Other awards presented to students exhibiting in the Carey Ellis show include the Dean’s Awards, the Theophilia Joan Oexmann Award, the Ross Zirkle Memorial Art Studio Award, the Arturo Alonzo Sandoval Fiber Award and the Art Graduate Student Association Award.

The Dean's Awards were selected by Dean Robert Shay of the UK College of Fine Arts. The Dean's Award Undergraduate Award was presented to Ming Hong, an art studio sophomore from Baltimore, Md. Graduate student winners of the Dean's Award were Natasha Giles, of Prospect, Ky.; Van Sandt; and Nathan Hatch, of Lexington. Giles took first place honors in the Dean's Awards and received a $500 purchase prize. Hong, Van Sandt and Hatch all received $250 purchase prizes.

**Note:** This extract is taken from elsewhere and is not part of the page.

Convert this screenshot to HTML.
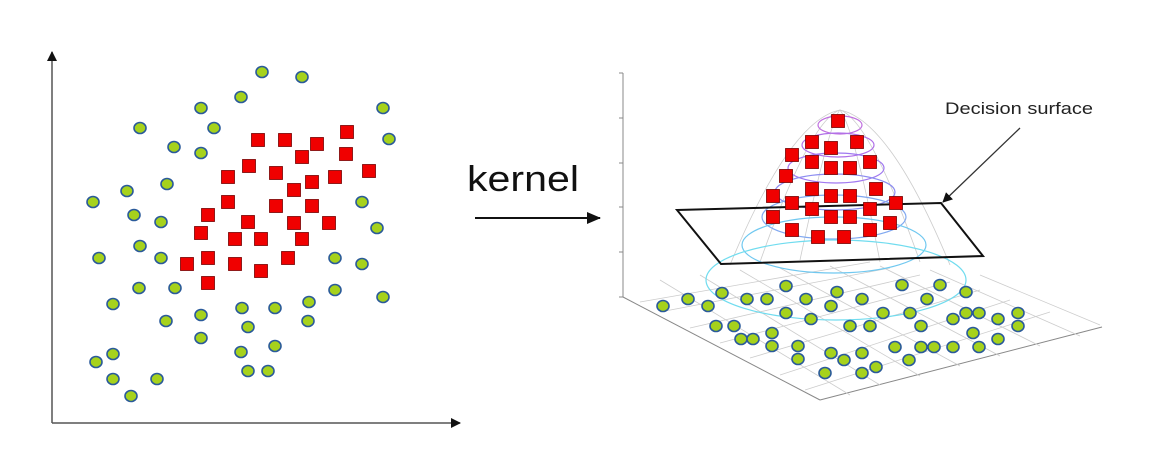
<!DOCTYPE html>
<html><head><meta charset="utf-8"><style>
body{margin:0;background:#fff;width:1162px;height:459px;overflow:hidden}
svg{display:block}
</style></head><body>
<svg width="1162" height="459" viewBox="0 0 1162 459" xmlns="http://www.w3.org/2000/svg">
<defs>
<marker id="ah" markerWidth="10" markerHeight="10" refX="9" refY="5" orient="auto" markerUnits="userSpaceOnUse"><path d="M0,0 L10,5 L0,10 z" fill="#111"/></marker>
<marker id="ah2" markerWidth="14" markerHeight="12" refX="13" refY="6" orient="auto" markerUnits="userSpaceOnUse"><path d="M0,0 L14,6 L0,12 z" fill="#111"/></marker>
<g id="c"><ellipse rx="6" ry="5.5" fill="#a6d21c" stroke="#2a5a9a" stroke-width="1.6"/></g>
<g id="s"><rect x="-6.5" y="-6.5" width="13" height="13" fill="#f00000" stroke="#700" stroke-width="0.8"/></g>
</defs>
<line x1="52" y1="423" x2="52" y2="52" stroke="#555" stroke-width="1.5" marker-end="url(#ah)"/>
<line x1="52" y1="423" x2="460" y2="423" stroke="#555" stroke-width="1.5" marker-end="url(#ah)"/>
<g>
<use href="#c" x="262" y="72"/><use href="#c" x="302" y="77"/><use href="#c" x="241" y="97"/><use href="#c" x="201" y="108"/><use href="#c" x="383" y="108"/><use href="#c" x="140" y="128"/><use href="#c" x="214" y="128"/><use href="#c" x="389" y="139"/><use href="#c" x="174" y="147"/><use href="#c" x="201" y="153"/><use href="#c" x="167" y="184"/><use href="#c" x="127" y="191"/><use href="#c" x="93" y="202"/><use href="#c" x="362" y="202"/><use href="#c" x="134" y="215"/><use href="#c" x="161" y="222"/><use href="#c" x="377" y="228"/><use href="#c" x="140" y="246"/><use href="#c" x="99" y="258"/><use href="#c" x="161" y="258"/><use href="#c" x="335" y="258"/><use href="#c" x="362" y="264"/><use href="#c" x="139" y="288"/><use href="#c" x="175" y="288"/><use href="#c" x="335" y="290"/><use href="#c" x="383" y="297"/><use href="#c" x="113" y="304"/><use href="#c" x="242" y="308"/><use href="#c" x="275" y="308"/><use href="#c" x="309" y="302"/><use href="#c" x="166" y="321"/><use href="#c" x="201" y="315"/><use href="#c" x="248" y="327"/><use href="#c" x="308" y="321"/><use href="#c" x="201" y="338"/><use href="#c" x="275" y="346"/><use href="#c" x="241" y="352"/><use href="#c" x="113" y="354"/><use href="#c" x="96" y="362"/><use href="#c" x="113" y="379"/><use href="#c" x="157" y="379"/><use href="#c" x="248" y="371"/><use href="#c" x="268" y="371"/><use href="#c" x="131" y="396"/>
</g>
<g>
<use href="#s" x="258" y="140"/><use href="#s" x="285" y="140"/><use href="#s" x="317" y="144"/><use href="#s" x="347" y="132"/><use href="#s" x="302" y="157"/><use href="#s" x="346" y="154"/><use href="#s" x="249" y="166"/><use href="#s" x="228" y="177"/><use href="#s" x="276" y="173"/><use href="#s" x="312" y="182"/><use href="#s" x="335" y="177"/><use href="#s" x="369" y="171"/><use href="#s" x="294" y="190"/><use href="#s" x="228" y="202"/><use href="#s" x="276" y="206"/><use href="#s" x="312" y="206"/><use href="#s" x="208" y="215"/><use href="#s" x="248" y="222"/><use href="#s" x="294" y="223"/><use href="#s" x="329" y="223"/><use href="#s" x="201" y="233"/><use href="#s" x="235" y="239"/><use href="#s" x="261" y="239"/><use href="#s" x="302" y="239"/><use href="#s" x="208" y="258"/><use href="#s" x="235" y="264"/><use href="#s" x="288" y="258"/><use href="#s" x="187" y="264"/><use href="#s" x="261" y="271"/><use href="#s" x="208" y="283"/>
</g>
<text x="467" y="191" font-family="Liberation Sans, sans-serif" font-size="36" fill="#111" textLength="112" lengthAdjust="spacingAndGlyphs">kernel</text>
<line x1="475" y1="218" x2="600" y2="218" stroke="#111" stroke-width="2" marker-end="url(#ah2)"/>
<g stroke="#888" stroke-width="1" fill="none">
<line x1="623" y1="73" x2="623" y2="297"/>
<path d="M619,73h4M619,118h4M619,163h4M619,207h4M619,252h4M619,297h4"/>
<line x1="623" y1="297" x2="820" y2="400"/>
<line x1="820" y1="400" x2="1102" y2="327"/>
</g>
<g stroke="#ccc" stroke-width="0.8" fill="none">
<path d="M640,302 L870,262 M660,312 L890,268 M690,328 L920,275 M720,343 L950,282 M750,358 L980,290 M780,375 L1010,300 M805,390 L1050,312"/>
<path d="M660,280 L850,395 M700,275 L880,385 M740,270 L920,376 M780,268 L960,366 M830,266 L1000,356 M880,266 L1040,346 M930,270 L1080,336 M980,275 L1100,325"/>
<path d="M730,265 Q790,120 840,110 Q890,120 950,265" />
<path d="M760,262 Q810,120 840,110 Q870,120 920,262"/>
<path d="M800,260 Q830,120 840,110 Q855,130 880,262"/>
</g>
<g fill="none" stroke-width="1.2">
<ellipse cx="840" cy="125" rx="22" ry="9" stroke="#c070e0"/>
<ellipse cx="838" cy="145" rx="36" ry="12" stroke="#b070e8"/>
<ellipse cx="836" cy="168" rx="48" ry="15" stroke="#a078f0"/>
<ellipse cx="835" cy="192" rx="60" ry="18" stroke="#8c8cf0"/>
<ellipse cx="834" cy="217" rx="72" ry="22" stroke="#80a8f0"/>
<ellipse cx="834" cy="245" rx="92" ry="28" stroke="#70c8f0"/>
<ellipse cx="836" cy="280" rx="130" ry="40" stroke="#70dcef"/>
</g>
<polygon points="677,210 941,203 983,256 721,264" fill="none" stroke="#111" stroke-width="2"/>
<g>
<use href="#s" x="838" y="121"/><use href="#s" x="812" y="142"/><use href="#s" x="857" y="142"/><use href="#s" x="831" y="148"/><use href="#s" x="792" y="155"/><use href="#s" x="812" y="162"/><use href="#s" x="831" y="168"/><use href="#s" x="850" y="168"/><use href="#s" x="870" y="162"/><use href="#s" x="786" y="176"/><use href="#s" x="812" y="189"/><use href="#s" x="876" y="189"/><use href="#s" x="773" y="196"/><use href="#s" x="831" y="196"/><use href="#s" x="850" y="196"/><use href="#s" x="792" y="203"/><use href="#s" x="896" y="203"/><use href="#s" x="812" y="209"/><use href="#s" x="870" y="209"/><use href="#s" x="773" y="217"/><use href="#s" x="831" y="217"/><use href="#s" x="850" y="217"/><use href="#s" x="890" y="223"/><use href="#s" x="792" y="230"/><use href="#s" x="870" y="230"/><use href="#s" x="818" y="237"/><use href="#s" x="844" y="237"/>
</g>
<g>
<use href="#c" x="663" y="306"/><use href="#c" x="688" y="299"/><use href="#c" x="708" y="306"/><use href="#c" x="722" y="293"/><use href="#c" x="747" y="299"/><use href="#c" x="767" y="299"/><use href="#c" x="786" y="286"/><use href="#c" x="806" y="299"/><use href="#c" x="831" y="306"/><use href="#c" x="837" y="292"/><use href="#c" x="862" y="299"/><use href="#c" x="902" y="285"/><use href="#c" x="940" y="285"/><use href="#c" x="927" y="299"/><use href="#c" x="966" y="292"/><use href="#c" x="716" y="326"/><use href="#c" x="734" y="326"/><use href="#c" x="741" y="339"/><use href="#c" x="753" y="339"/><use href="#c" x="772" y="333"/><use href="#c" x="772" y="346"/><use href="#c" x="786" y="313"/><use href="#c" x="811" y="319"/><use href="#c" x="798" y="346"/><use href="#c" x="798" y="359"/><use href="#c" x="831" y="353"/><use href="#c" x="844" y="360"/><use href="#c" x="825" y="373"/><use href="#c" x="862" y="353"/><use href="#c" x="862" y="373"/><use href="#c" x="876" y="367"/><use href="#c" x="850" y="326"/><use href="#c" x="870" y="326"/><use href="#c" x="883" y="313"/><use href="#c" x="910" y="313"/><use href="#c" x="921" y="326"/><use href="#c" x="895" y="347"/><use href="#c" x="909" y="360"/><use href="#c" x="921" y="347"/><use href="#c" x="934" y="347"/><use href="#c" x="953" y="347"/><use href="#c" x="953" y="319"/><use href="#c" x="966" y="313"/><use href="#c" x="979" y="313"/><use href="#c" x="973" y="333"/><use href="#c" x="979" y="347"/><use href="#c" x="998" y="319"/><use href="#c" x="998" y="339"/><use href="#c" x="1018" y="313"/><use href="#c" x="1018" y="326"/>
</g>
<text x="945" y="114" font-family="Liberation Sans, sans-serif" font-size="17" fill="#222" textLength="148" lengthAdjust="spacingAndGlyphs">Decision surface</text>
<line x1="1020" y1="128" x2="943" y2="202" stroke="#333" stroke-width="1.3" marker-end="url(#ah)"/>
</svg>
</body></html>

The Theophilia Joan Oexmann Award is given by the faculty of the UK Department of Art to a student who demonstrates great promise through the originality and creativity of their work in studio art. Student winners each receive a $330 scholarship. This year's Oexmann Award winners are: Donald Keefe and Emma McClellan, art studio seniors from Lexington; and John "Jake" Oxnard, an art studio senior from New Haven, Ky.

The Ross Zirkle Memorial Art Studio Award was created in honor of late faculty member Ross Zirkle. This is the first time UK Department of Art has awarded the scholarship; funds for the award were raised from donation of the friends, family and former students of Zirkle, one of the college's most beloved professors. The Zirkle Award is presented to a student studying printmaking or drawing, who exhibits the qualities of artistic excellence, dedication to hard work and interest in helping the community that Zirkle exhibited and worked in his own life. Benjamin Hudson, an art studio senior from Lexington, was the recipient of this inaugural scholarship award of $300.

Another new award presented at the Carey Ellis show, was the Arturo Alonzo Sandoval Fiber Award. Initiated this year by Sandoval, the Alumni Endowed Professor of Art, the award is presented to an artist juried into the Carey Ellis show whose worked demonstrated the use of fiber. This $100 cash prize, donated by Sandoval, was presented to Virginia Conn, an art studio and English senior from LaGrange, Ky.

Additionally, UK's Art Graduate Student Association (AGSA) selects an outstanding work created by an undergraduate student. Maxine Blakovich, an art studio junior from Lexington, was the recipient of this cash prize.

The Carey Ellis show is an important event for UK's art students, giving them an opportunity to display their work in a juried art exhibit, but also teaching them how to mount exhibits.

"Each year, the graduate students in the Department of Art organize and run Open Studio. For many of the graduate students it is their first exposure to the complexity of organizing a large public event. Their hard work results in one of Lexington’s most important visual arts displays, allowing the public an opportunity to see what we do in the Reynolds Building. Visitors can buy finished works and see firsthand the quality of our best students, witnessed by the Carey Ellis," said Benjamin C. Withers, chair of the Department of Art.

"As good as this juried show is, I am most pleased to show the community our classroom assignments and work in progress because this reminds them that art is the result of hard work and intense study as well as talent. We will have a better visual arts community here in Kentucky when this aspect of art is more widely recognized and supported. Open Studio is an important venue to get this point across," added Withers.